1. Hukuk Dairesi 2019/187 E. , 2019/866 K.
"İçtihat Metni"MAHKEMESİ :ASLİYE HUKUK MAHKEMESİ
Taraflar arasında görülen tapu maliki ile mirasbırakanın aynı kişi olduğunun tespiti davası sonunda, yerel mahkemece davanın reddine ilişkin olarak verilen karar davacılar vekili tarafından yasal süre içerisinde duruşma istekli temyiz edilmiş olmakla dosya incelendi,davanın niteliği gereği duruşma isteği reddedildi, Tetkik Hakimi ...’un raporu okundu, açıklamaları dinlendi, gereği görüşülüp düşünüldü;
-KARAR-
Dava, tapu kayıt maliki ile davacıların mirasbırakanının aynı kişi olduklarının tespiti istemine ilişkindir.
Mahkemece, iddianın ispatlanamadığı gerekçesi ile davanın reddine karar verilmiştir.

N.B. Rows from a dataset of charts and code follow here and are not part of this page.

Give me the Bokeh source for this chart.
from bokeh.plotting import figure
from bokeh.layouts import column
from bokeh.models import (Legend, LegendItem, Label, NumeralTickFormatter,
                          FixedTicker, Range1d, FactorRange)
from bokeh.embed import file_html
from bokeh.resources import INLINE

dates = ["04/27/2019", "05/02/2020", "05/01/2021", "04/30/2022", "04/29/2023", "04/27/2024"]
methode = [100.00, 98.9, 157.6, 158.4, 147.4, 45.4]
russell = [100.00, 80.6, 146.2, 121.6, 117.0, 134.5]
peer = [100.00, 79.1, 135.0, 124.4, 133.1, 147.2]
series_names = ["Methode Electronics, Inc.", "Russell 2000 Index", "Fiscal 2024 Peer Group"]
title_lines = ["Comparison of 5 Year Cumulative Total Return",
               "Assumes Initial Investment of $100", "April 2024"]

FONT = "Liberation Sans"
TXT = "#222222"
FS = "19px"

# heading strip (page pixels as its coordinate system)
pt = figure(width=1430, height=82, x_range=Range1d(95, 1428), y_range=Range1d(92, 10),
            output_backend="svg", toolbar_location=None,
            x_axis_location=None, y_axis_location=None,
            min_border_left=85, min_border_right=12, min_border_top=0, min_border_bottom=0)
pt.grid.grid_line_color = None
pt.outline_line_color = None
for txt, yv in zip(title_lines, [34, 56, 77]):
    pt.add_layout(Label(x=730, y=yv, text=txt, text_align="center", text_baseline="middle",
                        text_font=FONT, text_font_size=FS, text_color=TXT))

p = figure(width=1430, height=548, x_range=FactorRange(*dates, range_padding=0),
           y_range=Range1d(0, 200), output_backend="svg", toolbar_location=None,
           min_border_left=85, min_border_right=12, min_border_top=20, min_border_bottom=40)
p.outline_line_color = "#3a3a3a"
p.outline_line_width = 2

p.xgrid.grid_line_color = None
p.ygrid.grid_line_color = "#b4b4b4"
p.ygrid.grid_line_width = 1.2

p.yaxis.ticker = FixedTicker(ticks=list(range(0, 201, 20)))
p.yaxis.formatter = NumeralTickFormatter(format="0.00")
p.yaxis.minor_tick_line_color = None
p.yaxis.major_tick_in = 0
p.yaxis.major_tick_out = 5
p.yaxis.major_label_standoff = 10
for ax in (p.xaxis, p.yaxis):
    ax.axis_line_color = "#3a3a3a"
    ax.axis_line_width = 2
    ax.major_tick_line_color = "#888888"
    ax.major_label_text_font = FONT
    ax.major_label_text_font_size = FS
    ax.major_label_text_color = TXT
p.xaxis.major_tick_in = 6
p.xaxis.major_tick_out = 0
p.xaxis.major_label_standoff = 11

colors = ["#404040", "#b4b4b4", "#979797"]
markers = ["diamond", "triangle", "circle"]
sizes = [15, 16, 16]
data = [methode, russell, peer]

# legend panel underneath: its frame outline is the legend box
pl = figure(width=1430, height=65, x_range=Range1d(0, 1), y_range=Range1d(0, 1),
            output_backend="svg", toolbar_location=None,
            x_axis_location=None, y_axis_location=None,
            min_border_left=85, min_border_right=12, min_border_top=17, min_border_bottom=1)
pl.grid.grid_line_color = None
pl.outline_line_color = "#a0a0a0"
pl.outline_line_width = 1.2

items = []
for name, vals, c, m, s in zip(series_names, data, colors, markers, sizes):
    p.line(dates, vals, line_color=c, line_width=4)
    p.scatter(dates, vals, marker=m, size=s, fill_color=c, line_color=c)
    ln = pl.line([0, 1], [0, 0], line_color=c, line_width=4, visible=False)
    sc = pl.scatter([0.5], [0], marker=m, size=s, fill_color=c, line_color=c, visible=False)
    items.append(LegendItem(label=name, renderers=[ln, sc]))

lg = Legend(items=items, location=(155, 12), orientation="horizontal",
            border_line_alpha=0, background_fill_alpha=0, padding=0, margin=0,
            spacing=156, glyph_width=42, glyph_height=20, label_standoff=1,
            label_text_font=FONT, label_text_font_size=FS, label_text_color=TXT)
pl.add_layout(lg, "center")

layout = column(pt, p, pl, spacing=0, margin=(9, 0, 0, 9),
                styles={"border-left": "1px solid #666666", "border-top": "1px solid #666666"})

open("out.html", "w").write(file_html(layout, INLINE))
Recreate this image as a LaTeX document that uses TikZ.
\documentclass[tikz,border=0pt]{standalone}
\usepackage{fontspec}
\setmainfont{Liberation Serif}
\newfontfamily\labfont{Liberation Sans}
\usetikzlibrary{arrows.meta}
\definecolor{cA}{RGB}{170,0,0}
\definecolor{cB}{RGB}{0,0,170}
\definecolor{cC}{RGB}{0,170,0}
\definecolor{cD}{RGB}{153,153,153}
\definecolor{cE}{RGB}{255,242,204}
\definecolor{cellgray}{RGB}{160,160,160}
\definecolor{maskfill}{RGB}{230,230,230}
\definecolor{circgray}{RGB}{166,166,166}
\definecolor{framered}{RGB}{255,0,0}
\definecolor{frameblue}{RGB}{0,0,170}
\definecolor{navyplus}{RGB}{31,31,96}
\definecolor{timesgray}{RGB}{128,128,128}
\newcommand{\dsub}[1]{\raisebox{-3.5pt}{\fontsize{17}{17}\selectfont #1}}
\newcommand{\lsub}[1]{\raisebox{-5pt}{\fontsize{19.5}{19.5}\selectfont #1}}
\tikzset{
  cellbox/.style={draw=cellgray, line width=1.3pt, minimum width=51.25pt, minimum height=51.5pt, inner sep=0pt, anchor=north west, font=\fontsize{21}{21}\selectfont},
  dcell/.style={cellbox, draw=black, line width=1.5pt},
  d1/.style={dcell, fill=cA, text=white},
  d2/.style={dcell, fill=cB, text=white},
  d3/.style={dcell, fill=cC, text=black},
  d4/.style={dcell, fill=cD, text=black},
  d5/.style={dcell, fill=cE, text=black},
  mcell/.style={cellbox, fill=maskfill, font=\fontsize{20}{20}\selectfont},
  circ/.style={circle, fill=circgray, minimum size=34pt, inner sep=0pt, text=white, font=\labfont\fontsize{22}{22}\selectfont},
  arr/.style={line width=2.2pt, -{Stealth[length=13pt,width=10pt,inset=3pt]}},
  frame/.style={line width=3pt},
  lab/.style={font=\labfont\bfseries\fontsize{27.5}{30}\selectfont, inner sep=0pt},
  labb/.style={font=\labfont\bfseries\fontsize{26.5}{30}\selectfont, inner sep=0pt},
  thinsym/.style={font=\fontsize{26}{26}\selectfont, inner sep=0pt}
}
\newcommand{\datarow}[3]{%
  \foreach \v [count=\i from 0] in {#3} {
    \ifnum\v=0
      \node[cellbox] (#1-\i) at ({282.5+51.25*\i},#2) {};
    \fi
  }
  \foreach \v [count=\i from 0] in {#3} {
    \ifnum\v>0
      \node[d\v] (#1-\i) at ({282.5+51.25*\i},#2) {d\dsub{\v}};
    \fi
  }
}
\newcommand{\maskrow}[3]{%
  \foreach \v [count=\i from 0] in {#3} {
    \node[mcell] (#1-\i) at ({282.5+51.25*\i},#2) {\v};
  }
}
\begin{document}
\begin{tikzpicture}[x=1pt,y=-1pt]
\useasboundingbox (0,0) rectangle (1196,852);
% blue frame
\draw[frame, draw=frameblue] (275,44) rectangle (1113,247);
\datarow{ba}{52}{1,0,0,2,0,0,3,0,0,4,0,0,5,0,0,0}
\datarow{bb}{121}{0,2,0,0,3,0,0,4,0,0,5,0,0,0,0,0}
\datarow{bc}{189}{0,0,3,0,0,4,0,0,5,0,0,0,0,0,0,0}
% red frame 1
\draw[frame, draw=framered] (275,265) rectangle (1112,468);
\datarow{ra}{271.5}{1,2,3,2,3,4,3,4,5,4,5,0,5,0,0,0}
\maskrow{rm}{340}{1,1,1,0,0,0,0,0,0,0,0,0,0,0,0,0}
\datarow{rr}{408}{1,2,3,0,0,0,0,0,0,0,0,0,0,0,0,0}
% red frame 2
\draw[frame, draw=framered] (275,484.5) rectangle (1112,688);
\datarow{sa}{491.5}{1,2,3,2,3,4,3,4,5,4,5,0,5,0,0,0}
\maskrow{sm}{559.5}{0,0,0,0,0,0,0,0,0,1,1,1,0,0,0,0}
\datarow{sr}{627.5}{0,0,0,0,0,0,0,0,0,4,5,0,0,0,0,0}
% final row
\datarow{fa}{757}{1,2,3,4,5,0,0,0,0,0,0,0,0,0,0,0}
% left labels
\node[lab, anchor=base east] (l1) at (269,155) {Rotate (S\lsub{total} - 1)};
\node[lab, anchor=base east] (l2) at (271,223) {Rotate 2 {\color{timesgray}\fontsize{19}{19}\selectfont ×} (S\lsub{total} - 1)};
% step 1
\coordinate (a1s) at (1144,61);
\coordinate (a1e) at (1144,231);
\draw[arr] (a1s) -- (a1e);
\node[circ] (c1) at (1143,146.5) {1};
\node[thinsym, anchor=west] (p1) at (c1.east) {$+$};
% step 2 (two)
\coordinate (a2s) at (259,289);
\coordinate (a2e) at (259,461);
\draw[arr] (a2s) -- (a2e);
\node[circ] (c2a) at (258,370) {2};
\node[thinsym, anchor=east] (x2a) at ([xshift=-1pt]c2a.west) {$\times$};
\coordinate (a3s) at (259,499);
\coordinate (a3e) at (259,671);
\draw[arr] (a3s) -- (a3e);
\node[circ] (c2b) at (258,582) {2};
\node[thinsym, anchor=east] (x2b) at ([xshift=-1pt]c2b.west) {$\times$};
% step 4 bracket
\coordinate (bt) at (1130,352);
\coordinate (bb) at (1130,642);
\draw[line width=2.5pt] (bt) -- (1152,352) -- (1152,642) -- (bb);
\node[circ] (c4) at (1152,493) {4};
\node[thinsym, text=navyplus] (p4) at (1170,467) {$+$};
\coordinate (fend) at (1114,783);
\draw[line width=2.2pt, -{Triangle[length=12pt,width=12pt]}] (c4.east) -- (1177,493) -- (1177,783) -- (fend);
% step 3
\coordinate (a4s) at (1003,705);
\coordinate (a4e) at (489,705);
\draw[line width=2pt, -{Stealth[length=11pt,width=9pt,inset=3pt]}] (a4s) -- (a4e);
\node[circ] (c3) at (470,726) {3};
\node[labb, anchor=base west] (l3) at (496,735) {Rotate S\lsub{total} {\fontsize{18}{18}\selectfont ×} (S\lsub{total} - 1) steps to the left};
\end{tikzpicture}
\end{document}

6100 sayılı Hukuk Muhakemeleri Kanununun 382/1 maddesinde; “Çekişmesiz yargı, hukukun mahkemelerce, aşağıdaki üç ölçütten birine veya birkaçına göre bu yargıya giren işlere uygulanmasıdır” hükmüne yer verilmiş; bu ölçütler ise ilgililer arasında uyuşmazlık olmayan haller, ilgililerin ileri sürebileceği herhangi bir hakkın bulunmadığı haller ve hakimin re’sen harekete geçtiği haller olarak ifade edilmiştir.

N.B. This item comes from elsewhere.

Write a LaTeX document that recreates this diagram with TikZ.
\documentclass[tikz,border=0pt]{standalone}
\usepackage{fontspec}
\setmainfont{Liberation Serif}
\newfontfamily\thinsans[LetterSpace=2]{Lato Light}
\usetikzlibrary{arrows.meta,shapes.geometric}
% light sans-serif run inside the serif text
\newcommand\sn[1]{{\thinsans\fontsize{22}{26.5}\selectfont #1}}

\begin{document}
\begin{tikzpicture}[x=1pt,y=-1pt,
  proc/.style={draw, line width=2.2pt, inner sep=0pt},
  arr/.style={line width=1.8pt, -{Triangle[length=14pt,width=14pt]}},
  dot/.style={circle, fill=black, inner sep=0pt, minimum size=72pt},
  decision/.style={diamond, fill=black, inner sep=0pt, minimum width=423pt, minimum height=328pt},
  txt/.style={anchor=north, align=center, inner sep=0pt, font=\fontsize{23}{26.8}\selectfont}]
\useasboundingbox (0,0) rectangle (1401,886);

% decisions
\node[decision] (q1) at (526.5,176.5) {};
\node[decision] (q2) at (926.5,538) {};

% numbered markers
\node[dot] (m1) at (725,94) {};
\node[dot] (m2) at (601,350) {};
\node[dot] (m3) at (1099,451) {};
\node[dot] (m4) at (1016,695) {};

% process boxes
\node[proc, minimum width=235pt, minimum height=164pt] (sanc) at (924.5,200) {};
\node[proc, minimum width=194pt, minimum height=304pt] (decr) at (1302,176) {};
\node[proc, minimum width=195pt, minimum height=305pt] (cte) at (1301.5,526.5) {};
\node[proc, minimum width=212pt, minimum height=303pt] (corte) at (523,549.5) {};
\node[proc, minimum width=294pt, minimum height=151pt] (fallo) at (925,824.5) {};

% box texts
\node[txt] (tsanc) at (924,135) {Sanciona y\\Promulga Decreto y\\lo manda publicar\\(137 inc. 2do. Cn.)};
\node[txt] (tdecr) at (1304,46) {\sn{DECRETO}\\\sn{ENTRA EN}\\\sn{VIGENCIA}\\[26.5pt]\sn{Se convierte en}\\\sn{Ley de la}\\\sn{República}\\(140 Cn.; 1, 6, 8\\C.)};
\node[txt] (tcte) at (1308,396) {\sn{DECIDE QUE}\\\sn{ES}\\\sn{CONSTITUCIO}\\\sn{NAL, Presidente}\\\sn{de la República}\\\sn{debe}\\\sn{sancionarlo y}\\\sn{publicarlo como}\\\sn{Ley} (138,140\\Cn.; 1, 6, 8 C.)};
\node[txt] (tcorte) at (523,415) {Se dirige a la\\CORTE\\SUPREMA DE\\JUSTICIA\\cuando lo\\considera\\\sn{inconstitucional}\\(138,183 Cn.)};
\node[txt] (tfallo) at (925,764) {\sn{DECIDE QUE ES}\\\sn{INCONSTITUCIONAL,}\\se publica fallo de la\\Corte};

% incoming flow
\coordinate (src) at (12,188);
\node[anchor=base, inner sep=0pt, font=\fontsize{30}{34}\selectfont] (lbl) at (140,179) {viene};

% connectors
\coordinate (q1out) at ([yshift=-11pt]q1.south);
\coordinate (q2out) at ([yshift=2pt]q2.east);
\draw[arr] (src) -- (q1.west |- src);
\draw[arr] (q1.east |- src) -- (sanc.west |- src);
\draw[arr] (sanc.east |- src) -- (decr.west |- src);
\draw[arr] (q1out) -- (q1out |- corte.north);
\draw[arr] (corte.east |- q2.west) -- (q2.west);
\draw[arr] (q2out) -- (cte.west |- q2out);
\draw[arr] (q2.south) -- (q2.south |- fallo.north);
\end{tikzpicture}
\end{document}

Kanunda çekişmesiz yargı işlerinin neler olduğu önce genel çerçevesi belirlenerek, daha sonra da mümkün olduğunca sayılarak belirtilmiştir. Ancak bu sayma sınırlı olmadığından yasa maddesinde sayılmayan fakat çekişmesiz yargı ölçütlerini taşıyan diğer işlerin de çekişmesiz yargı işi olarak kabulü gerekir. Yani, 382. maddede sayılmamakla beraber çekişmesiz yargının ölçütlerinden birini veya birkaçını taşıyan bir iş de çekişmesiz yargı işi olarak değerlendirilebilir.

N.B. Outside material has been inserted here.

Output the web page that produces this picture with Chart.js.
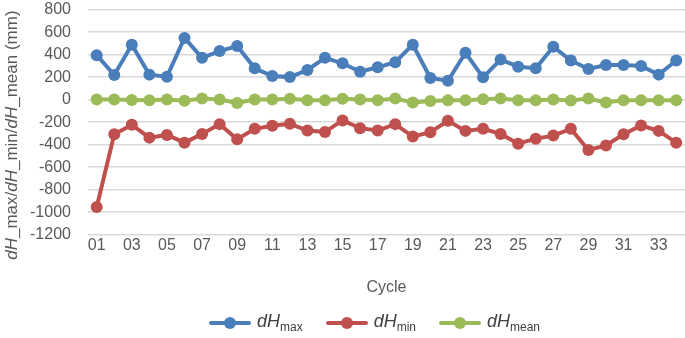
<!DOCTYPE html>
<html>
<head>
<meta charset="utf-8">
<script src="https://cdn.jsdelivr.net/npm/chart.js@4/dist/chart.umd.min.js"></script>
<style>
    html, body { margin: 0; padding: 0; background: #fff; }
    #wrap { position: relative; width: 685px; height: 338px; overflow: hidden; }
    /* el canvas se desplaza para que el area de trazado caiga donde la del original */
    #chart { position: absolute; left: 0; top: -17px; }
    #legend {
        position: absolute; left: 32px; top: 311px; width: 685px;
        display: flex; justify-content: center; gap: 23px;
        font-family: "Liberation Sans", Arial, sans-serif; color: #404040;
    }
    .item { display: flex; align-items: center; }
    .swatch { position: relative; width: 42px; height: 12px; margin-right: 6px; }
    .swatch .ln { position: absolute; left: 0; right: 0; top: 4px; height: 4px; border-radius: 2px; }
    .swatch .dot { position: absolute; left: 15px; top: 0; width: 12px; height: 12px; border-radius: 50%; }
    .lbl { font-size: 18px; }
    .lbl i { font-style: italic; }
    .lbl sub { font-size: 12px; vertical-align: -4px; }
</style>
</head>
<body>
<div id="wrap">
    <canvas id="chart" width="691" height="355"></canvas>
    <div id="legend"></div>
</div>
<script>
/* ============================================================
   DATOS
============================================================ */
const cycles = ["01","02","03","04","05","06","07","08","09","10","11","12","13","14","15","16","17",
                "18","19","20","21","22","23","24","25","26","27","28","29","30","31","32","33","34"];

const dHmax = [395, 219, 488, 222, 204, 548, 371, 431, 476, 278, 210, 200, 263, 371, 323, 248, 287,
               332, 488, 192, 168, 416, 198, 356, 293, 278, 470, 347, 272, 308, 308, 299, 222, 347];

const dHmin = [-954, -308, -224, -338, -314, -383, -305, -218, -353, -260, -233, -215, -275, -287, -185, -254, -275,
               -218, -329, -290, -188, -278, -260, -305, -392, -347, -320, -260, -448, -407, -308, -230, -278, -383];

const dHmean = [0, 0, -3, -5, 0, -10, 10, 0, -30, 0, 0, 8, -5, -5, 8, 0, -5,
                10, -25, -12, -5, -5, 3, 10, -5, -5, 0, -8, 10, -25, -5, -5, -5, -5];

const yMin = -1200;
const yMax = 800;
const yStep = 200;

const COL_MAX = "#4A7EBB";
const COL_MIN = "#C0504D";
const COL_MEAN = "#9BBB59";
const GRIS = "#595959";
const FONT = "'Liberation Sans', Arial, sans-serif";

/* ============================================================
   TITULO EJE Y (cursiva mixta)
============================================================ */
const yTitleParts = [
    { t: "dH", i: true }, { t: "_max/" },
    { t: "dH", i: true }, { t: "_min/" },
    { t: "dH", i: true }, { t: "_mean (mm)" }
];

const yTitlePlugin = {
    id: "yTitleMixto",
    afterDraw(chart) {
        const ctx = chart.ctx;
        const area = chart.chartArea;
        const size = 17;
        ctx.save();
        let total = 0;
        for (const p of yTitleParts) {
            ctx.font = (p.i ? "italic " : "") + size + "px " + FONT;
            total += ctx.measureText(p.t).width;
        }
        ctx.translate(12, (area.top + area.bottom) / 2 + 13);
        ctx.rotate(-Math.PI / 2);
        ctx.fillStyle = GRIS;
        ctx.textBaseline = "middle";
        let x = -total / 2;
        for (const p of yTitleParts) {
            ctx.font = (p.i ? "italic " : "") + size + "px " + FONT;
            ctx.fillText(p.t, x, 0);
            x += ctx.measureText(p.t).width;
        }
        ctx.restore();
    }
};

/* ============================================================
   GRAFICO
============================================================ */
function serie(label, data, color) {
    return {
        label, data,
        borderColor: color,
        backgroundColor: color,
        borderWidth: 4,
        pointRadius: 6,
        pointHoverRadius: 6,
        pointBorderWidth: 0,
        tension: 0
    };
}

new Chart(document.getElementById("chart"), {
    type: "line",
    data: {
        labels: cycles,
        datasets: [
            serie("dHmax", dHmax, COL_MAX),
            serie("dHmin", dHmin, COL_MIN),
            serie("dHmean", dHmean, COL_MEAN)
        ]
    },
    options: {
        responsive: false,
        animation: false,
        layout: { padding: { left: 13, right: 1, top: 0, bottom: 41 } },
        plugins: { legend: { display: false }, tooltip: { enabled: false } },
        scales: {
            x: {
                offset: true,
                grid: { display: false, drawTicks: false },
                border: { display: false },
                ticks: {
                    color: GRIS,
                    font: { family: FONT, size: 16 },
                    autoSkip: false,
                    maxRotation: 0,
                    padding: 1,
                    callback: (v, i) => (i % 2 === 0 ? cycles[i] : "")
                },
                title: {
                    display: true,
                    text: "Cycle",
                    color: GRIS,
                    font: { family: FONT, size: 16 },
                    padding: { top: 22, bottom: 0 }
                }
            },
            y: {
                min: yMin,
                max: yMax,
                grid: { color: "#D9D9D9", lineWidth: 1.5, drawTicks: false },
                border: { display: false },
                ticks: {
                    stepSize: yStep,
                    autoSkip: false,
                    color: GRIS,
                    font: { family: FONT, size: 16 },
                    padding: 17,
                    callback: v => String(v)
                }
            }
        }
    },
    plugins: [yTitlePlugin]
});

/* ============================================================
   LEYENDA HTML
============================================================ */
const leyenda = [
    { sub: "max", color: COL_MAX },
    { sub: "min", color: COL_MIN },
    { sub: "mean", color: COL_MEAN }
];

const legendEl = document.getElementById("legend");
for (const l of leyenda) {
    const it = document.createElement("div");
    it.className = "item";
    it.innerHTML = `
        <div class="swatch">
            <div class="ln" style="background:${l.color}"></div>
            <div class="dot" style="background:${l.color}"></div>
        </div>
        <span class="lbl"><i>dH</i><sub>${l.sub}</sub></span>
    `;
    legendEl.appendChild(it);
}
</script>
</body>
</html>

Tapu kayıt maliki ile davacının miras bırakanının aynı kişi olduğunun tespiti davaları da 6100 sayılı Hukuk Muhakemeleri Kanununun 382. maddesinde belirtilen çekişmesiz yargı işlerinden sayılmalıdır. Kaldı ki, 382. maddenin 2-ç/1 fıkrasında “Taşınmaz üzerinde taraf oluşturulmasına ve hak ihlaline sebebiyet vermeyecek düzeltmelerin yapılması” çekişmesiz yargı işi sayılmış olup, niteliği itibariyle tespit taleplerinden başka bu tarife uyacak bir dava türü de bulunmamaktadır.
Talep tarihi itibariyle yürürlükte bulunan 6100 sayılı Hukuk Muhakemeleri Kanununun 383. maddesine göre de, çekişmesiz yargı işlerinde görevli mahkeme, aksine bir düzenleme bulunmadığı sürece Sulh Hukuk Mahkemeleridir. Bu itibarla, çekişmesiz yargı işi olan tespit taleplerine Sulh Hukuk Mahkemelerince bakılması gerekir. Anılan Kanunun 114/1-c ve 115. maddeleri gereğince, görev dava şartlarından olup mahkeme, dava şartlarının mevcut olup olmadığını davanın her aşamasında kendiliğinden araştırmalıdır.
Somut uyuşmazlıkta davacılar; 6100 sayılı HMK"nun yürürlük tarihinden sonra 10.09.2012 tarihli dava ile, 57 ada 2 parsel sayılı taşınmazın ¼ paydaşı görünen “... kızı...’nin , kök mirasbırakanları ...olduğunun tespitine karar verilmesi isteği ile eldeki davayı açmışlardır.
Hâl böyle olunca anılan isteğin Asliye Hukuk Mahkemesinde yazılı yargılama usulüne göre görülmesi mümkün olmadığından, görevsizlik kararı verilmesi gerekirken aksi düşünce ile yazılı şekilde davanın esası hakkında karar verilmesi doğru değildir.
Davacıların yerinde bulunan temyiz itirazlarının kabulü ile, hükmün (6100 sayılı Yasanın geçici 3.maddesi yollaması ile) 1086 sayılı HUMK"un 428.maddesi gereğince BOZULMASINA, alınan peşin harcın temyiz edene geri verilmesine, 11.02.2019 tarihinde oybirliğiyle karar verildi.